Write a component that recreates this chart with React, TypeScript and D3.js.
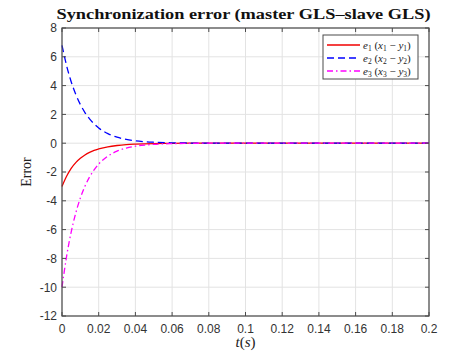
import React from "react";
import * as d3 from "d3";

const tValues = [0, 0.0025, 0.005, 0.0075, 0.01, 0.0125, 0.015, 0.0175, 0.02, 0.025, 0.03, 0.035, 0.04, 0.045, 0.05, 0.06, 0.07, 0.08, 0.1, 0.12, 0.14, 0.16, 0.18, 0.2];
const e1Values = [-3, -2.3, -1.75, -1.35, -1.05, -0.82, -0.64, -0.5, -0.4, -0.25, -0.16, -0.1, -0.065, -0.04, -0.025, -0.01, 0, 0, 0, 0, 0, 0, 0, 0];
const e2Values = [6.8, 5.39, 4.27, 3.39, 2.69, 2.13, 1.69, 1.34, 1.06, 0.66, 0.42, 0.26, 0.16, 0.1, 0.065, 0.025, 0.01, 0, 0, 0, 0, 0, 0, 0];
const e3Values = [-10, -7.86, -6.17, -4.85, -3.81, -2.99, -2.35, -1.85, -1.45, -0.9, -0.55, -0.34, -0.21, -0.13, -0.08, -0.03, -0.01, 0, 0, 0, 0, 0, 0, 0];
const xTicks = [0, 0.02, 0.04, 0.06, 0.08, 0.1, 0.12, 0.14, 0.16, 0.18, 0.2];
const yTicks = [-12, -10, -8, -6, -4, -2, 0, 2, 4, 6, 8];

const W = 474, H = 355;
const L = 62, R = 429, T = 28, B = 316;

export default function App() {
  const x = d3.scaleLinear().domain([0, 0.2]).range([L, R]);
  const y = d3.scaleLinear().domain([-12, 8]).range([B, T]);
  const line = (vals: number[]) =>
    d3.line<number>().x((_, i) => x(tValues[i])).y((v) => y(v)).curve(d3.curveMonotoneX)(vals) || "";

  const axisColor = "#4a4a4a";
  const tickFont = "'Liberation Sans', Arial, sans-serif";
  const serif = "'Liberation Serif', 'DejaVu Serif', serif";
  const series = [
    { vals: e1Values, color: "#f00000", dash: "", sub: "1" },
    { vals: e2Values, color: "#0000ff", dash: "7,4", sub: "2" },
    { vals: e3Values, color: "#ff00ff", dash: "6,3,1.5,3", sub: "3" },
  ];
  const tl = 4;
  const lgX = 323, lgY = 35, lgW = 95, lgH = 44;

  return (
    <svg width={W} height={H} style={{ position: "absolute", left: 0, top: 0, background: "#fff" }}>
      <rect x={0} y={0} width={W} height={H} fill="#fff" />
      {xTicks.map((t) => (
        <line key={"gx" + t} x1={x(t)} x2={x(t)} y1={T} y2={B} stroke="#e3e3e3" strokeWidth={1} />
      ))}
      {yTicks.map((t) => (
        <line key={"gy" + t} x1={L} x2={R} y1={y(t)} y2={y(t)} stroke="#e3e3e3" strokeWidth={1} />
      ))}
      {series.map((s, i) => (
        <path key={i} d={line(s.vals)} fill="none" stroke={s.color} strokeWidth={1.3} strokeDasharray={s.dash || undefined} />
      ))}
      <rect x={L} y={T} width={R - L} height={B - T} fill="none" stroke={axisColor} strokeWidth={1.2} />
      {xTicks.map((t) => (
        <g key={"tx" + t}>
          <line x1={x(t)} x2={x(t)} y1={B} y2={B - tl} stroke={axisColor} />
          <line x1={x(t)} x2={x(t)} y1={T} y2={T + tl} stroke={axisColor} />
          <text x={x(t)} y={B + 16.5} textAnchor="middle" fontSize={12} fontFamily={tickFont} fill="#333">
            {String(t)}
          </text>
        </g>
      ))}
      {yTicks.map((t) => (
        <g key={"ty" + t}>
          <line x1={L} x2={L + tl} y1={y(t)} y2={y(t)} stroke={axisColor} />
          <line x1={R} x2={R - tl} y1={y(t)} y2={y(t)} stroke={axisColor} />
          <text x={L - 5} y={y(t) + 4.3} textAnchor="end" fontSize={12} fontFamily={tickFont} fill="#333">
            {String(t)}
          </text>
        </g>
      ))}
      <text x={(L + R) / 2 - 2} y={19} textAnchor="middle" fontSize={15} fontWeight="bold" fontFamily={serif} fill="#111"
        textLength={374} lengthAdjust="spacingAndGlyphs">
        Synchronization error (master GLS–slave GLS)
      </text>
      <text x={(L + R) / 2} y={347} textAnchor="middle" fontSize={15} fontFamily={serif} fill="#222">
        <tspan fontStyle="italic">t</tspan>(<tspan fontStyle="italic">s</tspan>)
      </text>
      <text transform={`translate(31,${(T + B) / 2}) rotate(-90)`} textAnchor="middle" fontSize={14} fontFamily={serif} fill="#222">
        Error
      </text>
      <rect x={lgX} y={lgY} width={lgW} height={lgH} fill="#fff" stroke={axisColor} strokeWidth={1} />
      {series.map((s, i) => {
        const yy = lgY + 10 + i * 13;
        return (
          <g key={"lg" + i}>
            <line x1={lgX + 4} x2={lgX + 37} y1={yy} y2={yy} stroke={s.color} strokeWidth={1.3} strokeDasharray={s.dash || undefined} />
            <text x={lgX + 40} y={yy + 3.5} fontSize={11} fontFamily={serif} fill="#222">
              <tspan fontStyle="italic">e</tspan>
              <tspan fontSize={7.5} dy={2}>{s.sub}</tspan>
              <tspan dy={-2}> (</tspan>
              <tspan fontStyle="italic">x</tspan>
              <tspan fontSize={7.5} dy={2}>{s.sub}</tspan>
              <tspan dy={-2}> − </tspan>
              <tspan fontStyle="italic">y</tspan>
              <tspan fontSize={7.5} dy={2}>{s.sub}</tspan>
              <tspan dy={-2}>)</tspan>
            </text>
          </g>
        );
      })}
    </svg>
  );
}
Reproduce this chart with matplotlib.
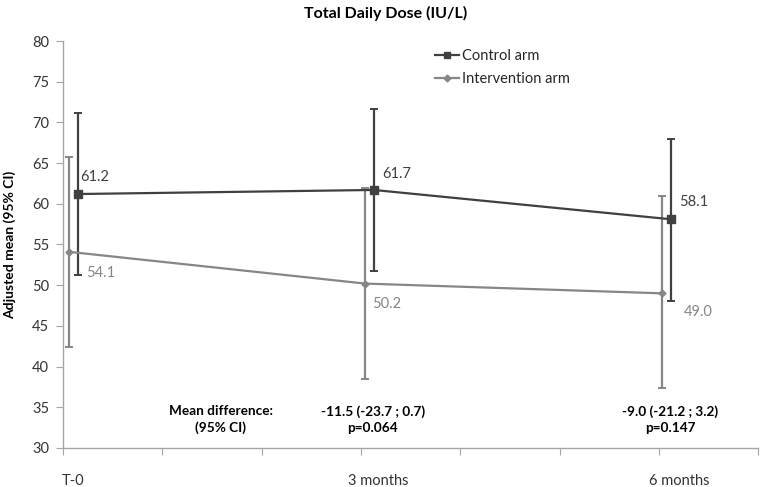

Task requirements> Take the lines from the first line of the entries through the line with "import * as", inclusive, and give them again exactly, minus any pictures.

The output>
Write a component that recreates this chart with React, TypeScript and D3.js.
import React from "react";
import * as d3 from "d3";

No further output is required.